= The Silver Star (musical) =

1909 musical

The Silver Star is a musical in three acts with both book and lyrics by Harry B. Smith and music by many composers. A Christmas musical, the work was created for the Danish dancer Adeline Genée who portrays the central character of Viola.

==Plot==
As a young child, Viola was found abandoned and wearing a silver star by a hobo-musician, Professor Alfonzo Dinel, who has raised her as his adopted daughter. One Christmas Eve, Viola and the professor deceive a wealthy family with a mansion on Fifth Avenue that Viola is the long-lost daughter of a wealthy banker in order to win an invitation to their lavish Christmas party. They attend the party, but their deception is discovered. In the attempt to get away, Viola is magically transported first to Paris, France and later to London, England. In a series of magical transformations, Genée transforms back and forth from Viola into various dancing characters, including "The Christmas Fairy", "The Spirit of Champagne", and "The Queen of the Floral Fete". In London Viola is united with her birth father.

==History==
Playwright Harry B. Smith was hired by Broadway producers Klaw and Erlanger to create a Christmas musical tailored for the talents of Adeline Genée. Several different composers were enlisted to write the music for the show, including Robert Hood Bowers, C. J. M. Glaser, Jean Schwartz, Raymond Hubbell, Al Piantadosi and Karl Hoschna.

The Silver Star premiered at Broadway's New Amsterdam Theatre on November 1, 1909, where it ran for 80 performances; closing on January 8, 1910. Herbert Gresham directed, while Glaser and Bowers music directed.
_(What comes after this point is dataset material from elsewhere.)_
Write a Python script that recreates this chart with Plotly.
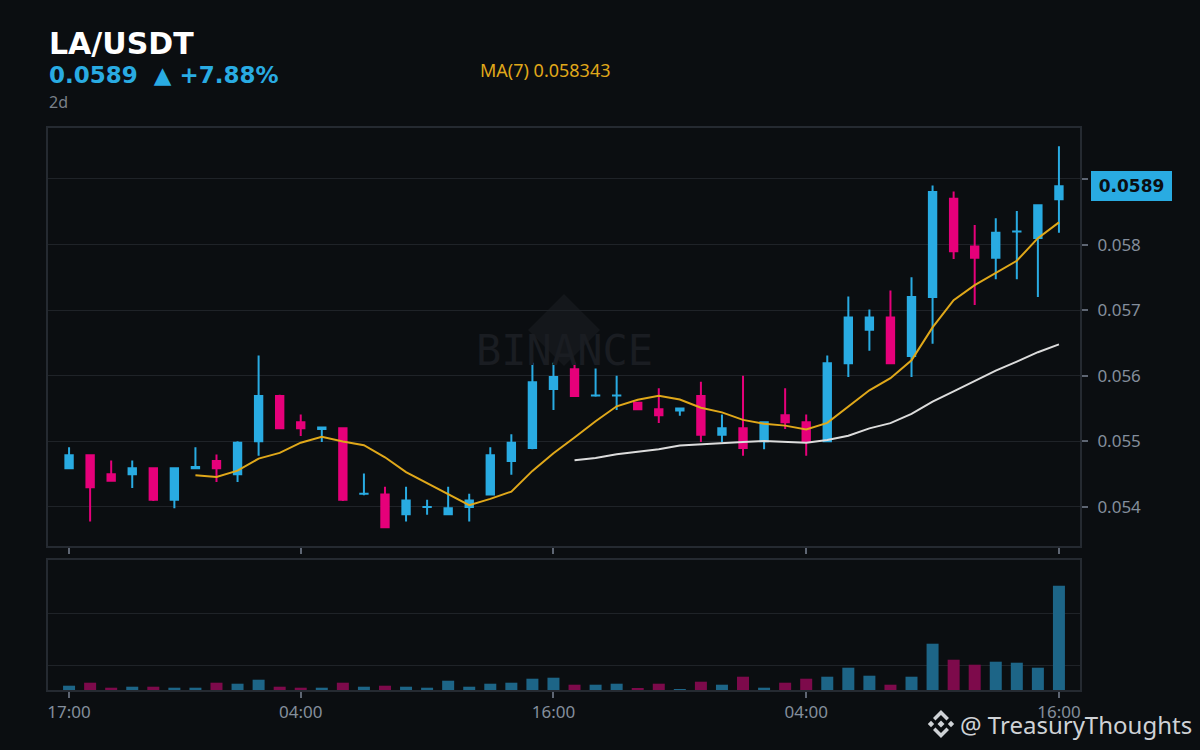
import pandas as pd
import plotly.graph_objects as go

# ---------------- data ----------------
times = pd.date_range("2025-06-10 17:00", periods=48, freq="h")

open_ = [0.05459, 0.05479, 0.05450, 0.05450, 0.05459, 0.05411, 0.05459, 0.05470,
         0.05450, 0.05500, 0.05569, 0.05529, 0.05519, 0.05520, 0.05420, 0.05419,
         0.05389, 0.05400, 0.05389, 0.05400, 0.05419, 0.05470, 0.05490, 0.05580,
         0.05610, 0.05570, 0.05570, 0.05559, 0.05549, 0.05547, 0.05569, 0.05510,
         0.05520, 0.05500, 0.05540, 0.05529, 0.05500, 0.05619, 0.05670, 0.05689,
         0.05630, 0.05720, 0.05870, 0.05797, 0.05780, 0.05820, 0.05810, 0.05869]
high = [0.05491, 0.05480, 0.05471, 0.05471, 0.05460, 0.05460, 0.05491, 0.05480,
        0.05500, 0.05631, 0.05571, 0.05541, 0.05521, 0.05521, 0.05451, 0.05431,
        0.05431, 0.05411, 0.05431, 0.05420, 0.05491, 0.05511, 0.05620, 0.05620,
        0.05620, 0.05611, 0.05600, 0.05560, 0.05581, 0.05550, 0.05591, 0.05541,
        0.05600, 0.05530, 0.05581, 0.05541, 0.05631, 0.05721, 0.05701, 0.05730,
        0.05750, 0.05890, 0.05881, 0.05830, 0.05840, 0.05851, 0.05861, 0.05950]
low = [0.05458, 0.05378, 0.05439, 0.05429, 0.05409, 0.05398, 0.05458, 0.05438,
       0.05438, 0.05478, 0.05519, 0.05508, 0.05499, 0.05409, 0.05418, 0.05369,
       0.05378, 0.05388, 0.05389, 0.05378, 0.05418, 0.05449, 0.05488, 0.05548,
       0.05568, 0.05568, 0.05548, 0.05548, 0.05528, 0.05539, 0.05499, 0.05499,
       0.05478, 0.05488, 0.05519, 0.05478, 0.05499, 0.05598, 0.05638, 0.05618,
       0.05598, 0.05649, 0.05778, 0.05708, 0.05747, 0.05747, 0.05720, 0.05818]
close = [0.05479, 0.05430, 0.05440, 0.05459, 0.05411, 0.05459, 0.05461, 0.05459,
         0.05498, 0.05569, 0.05520, 0.05520, 0.05521, 0.05411, 0.054201, 0.05369,
         0.05410, 0.054001, 0.05398, 0.05410, 0.05479, 0.05498, 0.05590, 0.05598,
         0.05569, 0.055701, 0.055701, 0.05549, 0.05540, 0.05550, 0.05510, 0.05520,
         0.05490, 0.05529, 0.05529, 0.05500, 0.05619, 0.05689, 0.05689, 0.05619,
         0.05720, 0.05880, 0.05790, 0.05780, 0.05818, 0.058201, 0.05860, 0.05889]
volume_k = [43, 73, 23, 33, 33, 23, 23, 73, 63, 103, 33, 23, 23, 73, 33, 43,
            33, 23, 93, 33, 63, 73, 113, 123, 53, 53, 63, 13, 63, 3, 83, 53,
            133, 23, 73, 113, 133, 223, 143, 53, 133, 463, 303, 253, 283, 273, 223, 1043]

tick_times = ["2025-06-10 17:00", "2025-06-11 04:00", "2025-06-11 16:00",
              "2025-06-12 04:00", "2025-06-12 16:00"]
tick_text = ["17:00", "04:00", "16:00", "04:00", "16:00"]
price_ticks = [0.054, 0.055, 0.056, 0.057, 0.058, 0.059]
price_tick_text = ["0.054", "0.055", "0.056", "0.057", "0.058", ""]

symbol = "LA/USDT"
last_price = "0.0589"
change_text = "+7.88%"
period_text = "2d"
ma7_label = "MA(7) 0.058343"

# ---------------- styles ----------------
BG = "#0b0e11"
UP = "#29abe2"
DOWN = "#e6007a"
UP_VOL = "#1d6587"
DOWN_VOL = "#7d0a4b"
GRID = "#1f2328"
BORDER = "#252a31"
TICK = "#5e6673"
LABEL = "#848e9c"
MA7_C = "#e0a81a"
MA25_C = "#dcdcdc"

W, H = 1200, 750
L, R, T, B = 48, 1080, 128, 690


def px(x):
    return (x - L) / (R - L)


def py(y):
    return (B - y) / (B - T)


closes = pd.Series(close)
ma7 = closes.rolling(7).mean()
ma25 = closes.rolling(25).mean()

vol_colors = [UP_VOL if c >= o else DOWN_VOL for o, c in zip(open_, close)]

fig = go.Figure()
fig.add_trace(go.Candlestick(
    x=times, open=open_, high=high, low=low, close=close,
    increasing=dict(line=dict(color=UP, width=2), fillcolor=UP),
    decreasing=dict(line=dict(color=DOWN, width=2), fillcolor=DOWN),
    whiskerwidth=0, xaxis="x", yaxis="y", showlegend=False, name="LA/USDT",
))
fig.add_trace(go.Scatter(x=times, y=ma25, mode="lines",
                         line=dict(color=MA25_C, width=2), xaxis="x", yaxis="y",
                         showlegend=False, name="MA(25)"))
fig.add_trace(go.Scatter(x=times, y=ma7, mode="lines",
                         line=dict(color=MA7_C, width=2), xaxis="x", yaxis="y",
                         showlegend=False, name="MA(7)"))
fig.add_trace(go.Bar(x=times, y=volume_k, marker=dict(color=vol_colors, line=dict(width=0)),
                     xaxis="x2", yaxis="y2", showlegend=False, name="Volume"))

t0 = times[0] - pd.Timedelta(hours=1)
t1 = times[-1] + pd.Timedelta(hours=1)

axis_common = dict(showline=True, mirror=True, linecolor=BORDER, linewidth=2,
                   zeroline=False)

fig.update_layout(
    width=W, height=H,
    paper_bgcolor=BG, plot_bgcolor=BG,
    margin=dict(l=L, r=W - R, t=T, b=H - B),
    boxgap=0.5, bargap=0.43,
    font=dict(family="Noto Sans", color=LABEL, size=17),
    xaxis=dict(domain=[0, 1], anchor="y", range=[t0, t1], showgrid=False,
               tickvals=tick_times, ticktext=tick_text, showticklabels=False,
               ticks="outside", ticklen=6, tickwidth=2, tickcolor=TICK,
               rangeslider=dict(visible=False), **axis_common),
    yaxis=dict(domain=[py(546), 1], anchor="x", side="right",
               range=[0.053405, 0.059777], tickvals=price_ticks,
               ticktext=price_tick_text, showgrid=True, gridcolor=GRID, gridwidth=1,
               ticks="outside", ticklen=6, tickwidth=2, tickcolor=TICK,
               ticklabelstandoff=6,
               tickfont=dict(family="Noto Sans", size=17, color=LABEL),
               **axis_common),
    xaxis2=dict(domain=[0, 1], anchor="y2", matches="x", showgrid=False,
                tickvals=tick_times, ticktext=tick_text,
                ticks="outside", ticklen=6, tickwidth=2, tickcolor=TICK,
                tickfont=dict(family="Noto Sans", size=17, color=LABEL),
                **axis_common),
    yaxis2=dict(domain=[0, py(560)], anchor="x2", side="right",
                range=[0, 1300], tickvals=[250, 770], showticklabels=False,
                showgrid=True, gridcolor=GRID, gridwidth=1, ticks="",
                **axis_common),
)

annotations = [
    dict(text=f"<b>{symbol}</b>", x=px(47), y=py(43), xanchor="left", yanchor="middle",
         font=dict(family="DejaVu Sans", size=30, color="#ffffff")),
    dict(text=f"<b>{last_price}\u00a0\u00a0▲ {change_text}</b>", x=px(47), y=py(75),
         xanchor="left", yanchor="middle",
         font=dict(family="DejaVu Sans", size=23, color=UP)),
    dict(text=period_text, x=px(47), y=py(102), xanchor="left", yanchor="middle",
         font=dict(family="Noto Sans", size=16, color="#7a808a")),
    dict(text=ma7_label, x=px(478), y=py(70), xanchor="left",
         yanchor="middle", font=dict(family="Noto Sans", size=18, color=MA7_C)),
    dict(text="BINANCE", x=px(564), y=py(350), xanchor="center", yanchor="middle",
         font=dict(family="DejaVu Sans Mono", size=42, color="#1a1d22")),
    dict(text="@ TreasuryThoughts", x=px(958), y=py(724), xanchor="left",
         yanchor="middle", font=dict(family="Noto Sans", size=24, color="#cfd2d6")),
    dict(text=f"<b>{last_price}</b>", x=px(1131), y=close[-1], xref="paper", yref="y",
         xanchor="center", yanchor="middle", showarrow=False,
         font=dict(family="DejaVu Sans", size=17, color=BG),
         bgcolor=UP, bordercolor=UP, borderpad=4, width=71, height=20),
]
for a in annotations:
    a.setdefault("xref", "paper")
    a.setdefault("yref", "paper")
    a.setdefault("showarrow", False)
fig.update_layout(annotations=annotations)


def poly(points, cx, cy):
    parts = []
    for i, (dx, dy) in enumerate(points):
        parts.append(("M" if i == 0 else "L") + f" {px(cx + dx):.5f} {py(cy + dy):.5f}")
    return " ".join(parts) + " Z"


def diamond(cx, cy, r):
    return poly([(0, -r), (r, 0), (0, r), (-r, 0)], cx, cy)


shapes = [
    dict(type="path", path=diamond(564, 330, 36), xref="paper", yref="paper",
         fillcolor="#14171b", line=dict(width=0), layer="below"),
]
lx, ly = 941, 724
logo_paths = [
    diamond(lx, ly, 3.5),
    diamond(lx - 10, ly, 3.2),
    diamond(lx + 10, ly, 3.2),
    poly([(0, -14), (8, -6), (5.5, -3.5), (0, -9), (-5.5, -3.5), (-8, -6)], lx, ly),
    poly([(0, 14), (8, 6), (5.5, 3.5), (0, 9), (-5.5, 3.5), (-8, 6)], lx, ly),
]
for p in logo_paths:
    shapes.append(dict(type="path", path=p, xref="paper", yref="paper",
                       fillcolor="#cfd2d6", line=dict(width=0), layer="above"))
fig.update_layout(shapes=shapes)

fig.write_html(
    "out.html",
    config={"displayModeBar": False},
    post_script="document.body.style.margin='0';document.body.style.background='#0b0e11';",
)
Julian Mitchell choreographed the show, F. Richard Anderson designed the costumes, and Ernest Albert designed the sets. The musical then went on a month-long national tour before returning to Broadway for a further eight performances at Broadway's Grand Opera House in February 1910. In addition to Genée, the cast included George Bickel as Professor Alonzo Dingelblatz, Harry Watson as Doctor Algernon Hornblower, and Barney Bernard as Mr. Wiseheimer.